Age Matters Clinic


Toronto Geriatric Assessment and Memory Clinic

Can Anxiety Increase the Risk of Alzheimer's?

Alzheimer's Brain

There has long been a connection between depression and Alzheimer's. The former has been found to speed up the development of the disease. It is also a common symptom of those dealing with early stages of diagnosis. While there has been much research done to better understand the ties between depression and this degenerative brain disease, little research has been conducted about anxiety. That is all changing. New research is taking a closer look at the affect anxiety can have on the development of Alzheimer's disease.

A study conducted at Baycrest's Rotman Research Institute of Toronto (which was supported by the United States National Institutes of Health) decided to look into anxiety and how it relates to Alzheimer's. The study was made up of 376 adults between the ages of 55 and 91. Over three years, patients would report when they felt anxious. For instance, if they were separated from a loved one or a caregiver. Or if they experienced symptoms related to anxiety, like nervousness, shaking, or shortness of breath. The results of the study were interesting to say the least. They revealed that those with mild anxiety had a 33% higher risk of developing Alzheimer's disease. For those that experienced moderate levels of anxiety, that number jumped to 78%. Lastly, men and women who experienced high or severe levels of anxiety had an increased risk of 135%.

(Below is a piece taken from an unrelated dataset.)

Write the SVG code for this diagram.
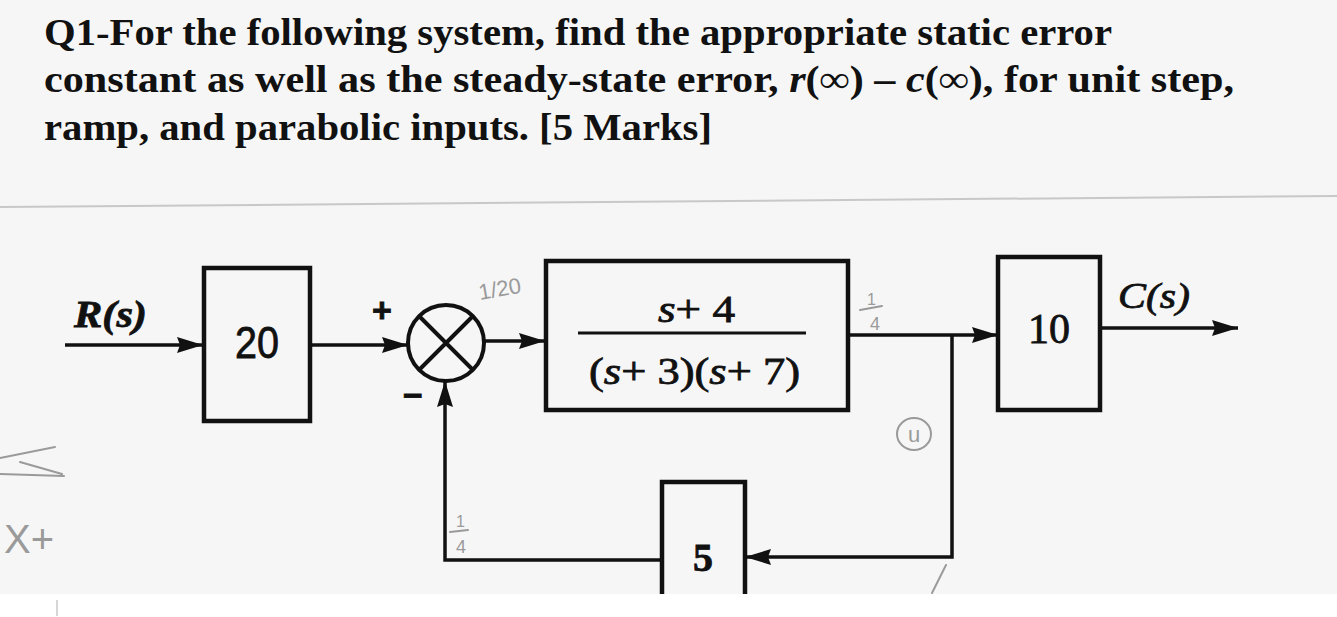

The study, which was published in the online version of the American Journal of Geriatric Psychiatry, is unlike any other. This is because the study is the first of its kind. Never before has anxiety been explored as a factor in the development of Alzheimer's. The lead investigator of the study, Dr. Linda Mah said, "I think we need to take anxiety more seriously." Why is this the case? The results of the study indicated that people with high levels of anxiety or anxiety related disorders tend to have higher levels of cortisol. Over time, that can cause damage to the hippocampus. This is important to properly process memories and emotions. Knowing this, it becomes clear how anxiety can speed up or increase the risk of developing Alzheimer's.

What does it all mean? Finding ways to reduce stress and anxiety is key. By learning to deal with anxiety in a positive way, you can improve your overall health and even reduce your risk of developing Alzheimer's disease in the future. That makes it especially important to explore stress-reducing techniques now. Reducing stress has been found to improve the quality of life for men and women of all ages. It can also lead to a better quality of sleep. That helps to clear pathologic proteins. When they build up, it can increase the risk of developing dementia and other memory related diseases.

Anxiety is a serious problem, especially as it relates to Alzheimer's. That makes stress reduction vital. According to Dr. Linda Mah, "people really need to take care of the stress they experience in their lives - and try to live in the present." While further research will continue on the topic of anxiety, one thing is clear: now is the time to focus on living a stress free life. It can impact your health in extraordinary ways.